Japan Geoscience Union Meeting 2021

Presentation information

[E] Poster

M (Multidisciplinary and Interdisciplinary) » M-GI General Geosciences, Information Geosciences & Simulations

[M-GI29] Data assimilation: A fundamental approach in geosciences

Thu. Jun 3, 2021 5:15 PM - 6:30 PM Ch.19

convener:Shin ya Nakano(The Institute of Statistical Mathematics), Yosuke Fujii(Meteorological Research Institute, Japan Meteorological Agency), Takemasa Miyoshi(RIKEN), SHINICHI MIYAZAKI(Graduate School of Science, Kyoto University)

5:15 PM - 6:30 PM

[MGI29-P03] Local Ensemble Transform Kalman Filter Experiments with Hybrid Background Error Covariance

*Takaya Otaki1, Shunji Kotsuki2,3, Craig Bishop4, Takemasa Miyoshi3 (1.Department of Information Engineering, Chiba University, Chiba, Japan, 2.Center for Environmental Remote Sensing, Chiba University, Chiba, Japan, 3. RIKEN Center for Computational Science, Kobe, Japan, 4. School of Earth Sciences, University of Melbourne, Melbourne, Australia)

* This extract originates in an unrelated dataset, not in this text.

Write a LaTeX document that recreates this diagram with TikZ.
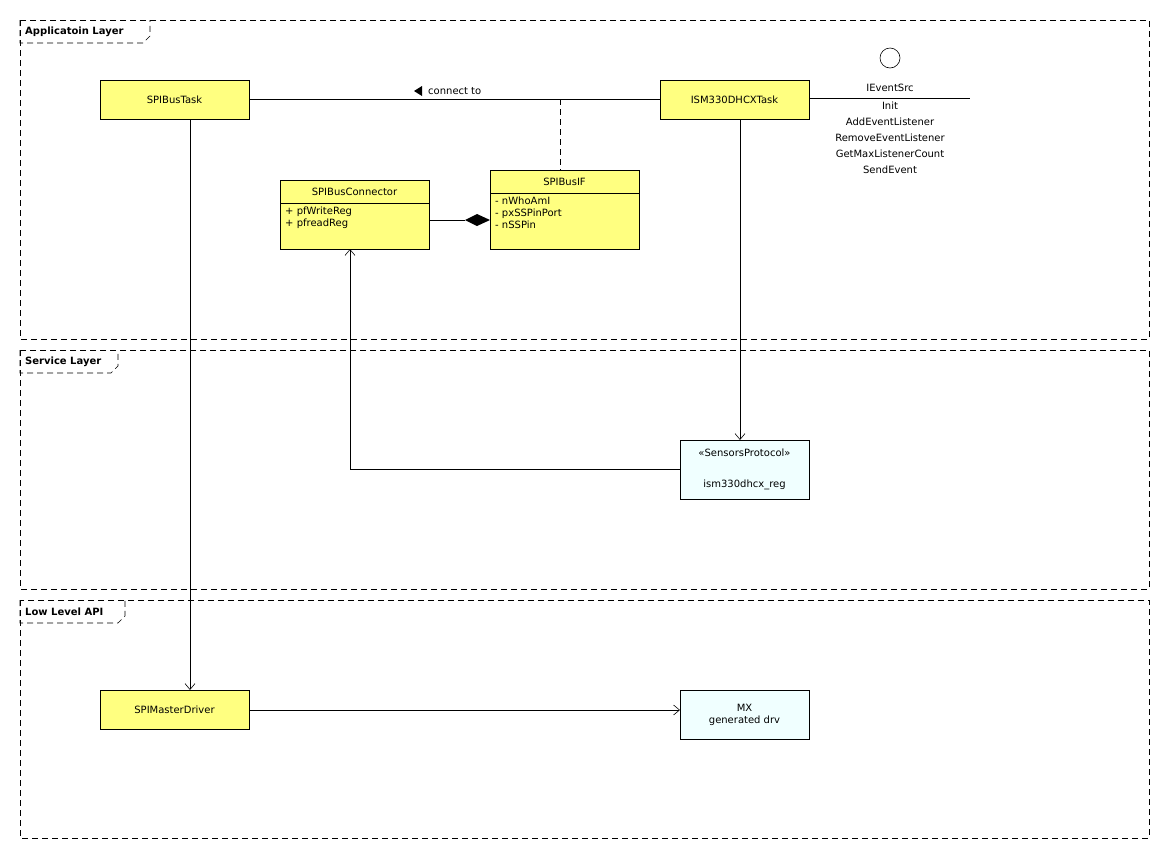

Keywords:data assimilation, ensemble data assimilation, DFS, hybrid data assimilation, rank deficiency, LETKF

Recent operational numerical weather prediction (NWP) systems have achieved significant forecast improvements by using hybrid background error covariance (HBEC) that linearly combines climatological and ensemble-based error covariance. Currently, the HBEC has been used mainly in variational data assimilation systems to use the flow-dependent error covariance in addition to static error covariance. This study explores using the HBEC within the ensemble Kalman filter (EnKF). EnKF approximates the error covariance matrix by sample estimates using the ensemble perturbations. EnKF potentially results in suboptimal analyses if the ensemble size is smaller than the number of assimilated observations. Kretchmer et al. (2015) proposed adding a collection of climatological perturbations to the forecast ensemble mean to boost the rank of the background error covariance. This study followed the Kretchmer et al. (2015)’s approach and implemented the HBEC coupled with the local ensemble transform Kalman filter (LETKF). In addition, this study investigates relationship between the rank deficiency and the degrees of freedom for signal (DFS). With the 40-variable Lorenz-96 model, we found that HBEC outperformed the standard LETKF especially when the ensemble size is smaller than the number of assimilated observations. With the HBEC, the optimal localization radius and DFS increased. These suggest that the HBEC mitigate the rank deficiency and assimilate more observations effectively than the standard LETKF. We also test the HBEC with an intermediate atmospheric model known as the SPEEDY (Simplified Parameterizations, Primitive Equation Dynamics). This presentation will include the most recent progress up to the time of the conference.